■ Work to complete ■
Write out the listing, please, but only from its first line through the line containing "260, 270, 310]", exactly as given and without pictures.

■ Provided data ■
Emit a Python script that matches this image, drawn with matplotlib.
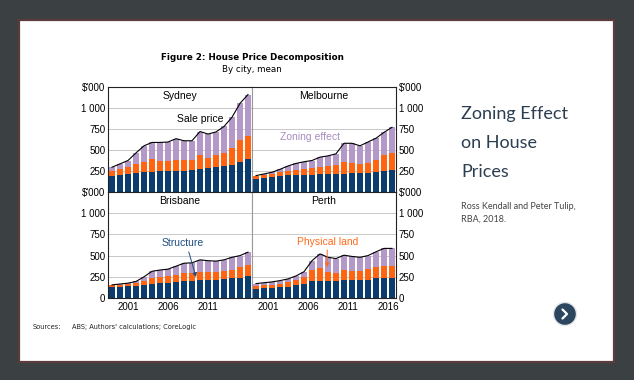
import matplotlib.pyplot as plt
import matplotlib.patches as patches
import matplotlib.transforms as mtransforms
from matplotlib.lines import Line2D

years = list(range(1999, 2017))

sydney_structure = [190, 205, 220, 225, 235, 240, 250, 250, 250, 255, 260, 275, 280, 295, 310, 320, 355, 390]
sydney_land = [60, 70, 80, 105, 125, 150, 125, 125, 130, 125, 120, 160, 130, 140, 150, 205, 265, 280]
sydney_zoning = [45, 60, 75, 135, 190, 200, 215, 220, 255, 230, 230, 285, 280, 280, 320, 365, 435, 490]

melbourne_structure = [160, 170, 180, 190, 200, 200, 205, 205, 210, 210, 215, 220, 225, 225, 230, 240, 250, 260]
melbourne_land = [25, 30, 40, 50, 55, 60, 70, 80, 85, 100, 110, 140, 125, 110, 120, 140, 190, 200]
melbourne_zoning = [10, 15, 15, 30, 55, 80, 85, 90, 120, 120, 130, 220, 230, 215, 245, 260, 270, 310]

brisbane_structure = [125, 135, 140, 145, 155, 170, 180, 180, 190, 200, 205, 215, 215, 215, 225, 230, 240, 260]
brisbane_land = [25, 20, 20, 30, 40, 70, 70, 75, 85, 90, 90, 95, 95, 90, 90, 100, 120, 125]
brisbane_zoning = [5, 10, 15, 20, 55, 75, 80, 85, 100, 120, 120, 140, 130, 130, 135, 150, 140, 155]

perth_structure = [110, 115, 120, 125, 135, 150, 170, 195, 205, 205, 200, 215, 215, 215, 215, 230, 240, 240]
perth_land = [35, 35, 35, 45, 50, 60, 80, 135, 145, 105, 100, 115, 100, 100, 125, 135, 135, 135]
perth_zoning = [25, 30, 35, 35, 40, 50, 60, 110, 170, 170, 165, 175, 175, 165, 160, 180, 210, 210]

y_ticks = [0, 250, 500, 750, 1000, 1250]
y_labels = ["0", "250", "500", "750", "1 000", "$'000"]
x_ticks_left = [2001, 2006, 2011]
x_ticks_right = [2001, 2006, 2011, 2016]

NAVY = "#0a3c6e"
ORANGE = "#ff6410"
PURPLE = "#b398c8"
TICK_FONT = "Liberation Sans"


def draw_city(ax, name, structure, land, zoning, side, bottom_row):
    zoning_base = [s + l for s, l in zip(structure, land)]
    total = [s + l + z for s, l, z in zip(structure, land, zoning)]
    ax.bar(years, structure, width=0.78, color=NAVY, zorder=2)
    ax.bar(years, land, bottom=structure, width=0.78, color=ORANGE, zorder=2)
    ax.bar(years, zoning, bottom=zoning_base, width=0.78, color=PURPLE, zorder=2)
    ax.plot(years, total, color="black", lw=0.8, zorder=3)

    ax.set_xlim(1998.5, 2016.5)
    ax.set_ylim(0, 1250)
    ax.grid(axis="y", color="#c8c8c8", lw=0.7, zorder=0)
    ax.set_axisbelow(True)
    ax.tick_params(length=0, labelsize=7, pad=2)

    ticks = y_ticks if bottom_row else y_ticks[1:]
    labels = y_labels if bottom_row else y_labels[1:]
    ax.set_yticks(ticks)
    ax.set_yticklabels(labels, fontfamily=TICK_FONT)
    if side == "right":
        ax.yaxis.tick_right()
    if bottom_row:
        xt = x_ticks_left if side == "left" else x_ticks_right
        ax.set_xticks(xt)
        ax.set_xticklabels([str(t) for t in xt], fontfamily=TICK_FONT)
        ax.tick_params(axis="x", pad=3)
        if side == "right":
            shift = mtransforms.ScaledTranslation(-4 / 100, 0, ax.figure.dpi_scale_trans)
            for lab in ax.get_xticklabels():
                lab.set_transform(lab.get_transform() + shift)
    else:
        ax.set_xticks([])

    for spine in ax.spines.values():
        spine.set_color("#222222")
        spine.set_linewidth(0.8)
    inner = "right" if side == "left" else "left"
    ax.spines[inner].set_color("#9a9a9a")

    ax.text(0.5, 0.915, name, transform=ax.transAxes, ha="center", va="center",
            fontsize=7.5, fontfamily=TICK_FONT)


fig = plt.figure(figsize=(6.34, 3.8), dpi=100, facecolor="#3b4043")

card = patches.Rectangle((19 / 634, 18 / 380), 595 / 634, 342 / 380, transform=fig.transFigure,
                         facecolor="white", edgecolor="#5c3b3d", lw=1.6, zorder=0)
fig.add_artist(card)

W, H = 634, 380


def panel(x0, y0, x1, y1):
    return fig.add_axes([x0 / W, 1 - y1 / H, (x1 - x0) / W, (y1 - y0) / H])


ax_syd = panel(108, 87, 252, 192)
ax_mel = panel(252, 87, 396, 192)
ax_bri = panel(108, 192, 252, 298)
ax_per = panel(252, 192, 396, 298)

draw_city(ax_syd, "Sydney", sydney_structure, sydney_land, sydney_zoning, "left", False)
draw_city(ax_mel, "Melbourne", melbourne_structure, melbourne_land, melbourne_zoning, "right", False)
draw_city(ax_bri, "Brisbane", brisbane_structure, brisbane_land, brisbane_zoning, "left", True)
draw_city(ax_per, "Perth", perth_structure, perth_land, perth_zoning, "right", True)

ax_syd.text(2010, 870, "Sale price", ha="center", va="center", fontsize=7.5, fontfamily=TICK_FONT, zorder=4)
ax_mel.text(2005.8, 655, "Zoning effect", ha="center", va="center", fontsize=7.5,
            fontfamily=TICK_FONT, color="#a88cc0", zorder=4)
ax_bri.text(2007.8, 643, "Structure", ha="center", va="center", fontsize=7.5,
            fontfamily=TICK_FONT, color="#1c4d80", zorder=4)
ax_bri.annotate("", xy=(2009.6, 215), xytext=(2008.5, 575),
                arrowprops=dict(arrowstyle="-|>", color="#1c4d80", lw=0.7, mutation_scale=6), zorder=4)
ax_per.text(2008.0, 666, "Physical land", ha="center", va="center", fontsize=7.5,
            fontfamily=TICK_FONT, color="#ff6a1a", zorder=4)
ax_per.annotate("", xy=(2007.9, 330), xytext=(2007.9, 600),
                arrowprops=dict(arrowstyle="-|>", color="#ff6a1a", lw=0.7, mutation_scale=6), zorder=4)

fig.text(252 / W, 1 - 57 / H, "Figure 2: House Price Decomposition", ha="center", va="center",
         fontsize=6.3, fontweight="bold", color="black")
fig.text(252 / W, 1 - 70 / H, "By city, mean", ha="center", va="center", fontsize=6.3, color="black")
fig.text(33 / W, 1 - 327 / H, "Sources:", ha="left", va="center", fontsize=4.8, color="#222222")
fig.text(72 / W, 1 - 327 / H, "ABS; Authors' calculations; CoreLogic", ha="left", va="center",
         fontsize=4.8, color="#222222")

title_color = "#2c3e50"
for i, line in enumerate(["Zoning Effect", "on House", "Prices"]):
    fig.text(461 / W, 1 - (119 + 29 * i) / H, line, ha="left", va="baseline", fontsize=13,
             fontfamily="Lato", color=title_color)
fig.text(461 / W, 1 - 209 / H, "Ross Kendall and Peter Tulip,", ha="left", va="baseline",
         fontsize=6.5, fontfamily="Lato", color="#444444")
fig.text(461 / W, 1 - 222 / H, "RBA, 2018.", ha="left", va="baseline",
         fontsize=6.5, fontfamily="Lato", color="#444444")

button = patches.Circle((5.65, 0.66), 0.115, transform=fig.dpi_scale_trans,
                        facecolor="#2b465e", edgecolor="#e4e7ea", lw=1.0)
fig.add_artist(button)
fig.add_artist(Line2D([5.625, 5.67, 5.625], [0.705, 0.66, 0.615], transform=fig.dpi_scale_trans,
                      color="white", lw=1.6, solid_capstyle="round", solid_joinstyle="round"))

fig.savefig("out.png", dpi=100, facecolor=fig.get_facecolor())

■ Written reply ■
Emit a Python script that matches this image, drawn with matplotlib.
import matplotlib.pyplot as plt
import matplotlib.patches as patches
import matplotlib.transforms as mtransforms
from matplotlib.lines import Line2D

years = list(range(1999, 2017))

sydney_structure = [190, 205, 220, 225, 235, 240, 250, 250, 250, 255, 260, 275, 280, 295, 310, 320, 355, 390]
sydney_land = [60, 70, 80, 105, 125, 150, 125, 125, 130, 125, 120, 160, 130, 140, 150, 205, 265, 280]
sydney_zoning = [45, 60, 75, 135, 190, 200, 215, 220, 255, 230, 230, 285, 280, 280, 320, 365, 435, 490]

melbourne_structure = [160, 170, 180, 190, 200, 200, 205, 205, 210, 210, 215, 220, 225, 225, 230, 240, 250, 260]
melbourne_land = [25, 30, 40, 50, 55, 60, 70, 80, 85, 100, 110, 140, 125, 110, 120, 140, 190, 200]
melbourne_zoning = [10, 15, 15, 30, 55, 80, 85, 90, 120, 120, 130, 220, 230, 215, 245, 260, 270, 310]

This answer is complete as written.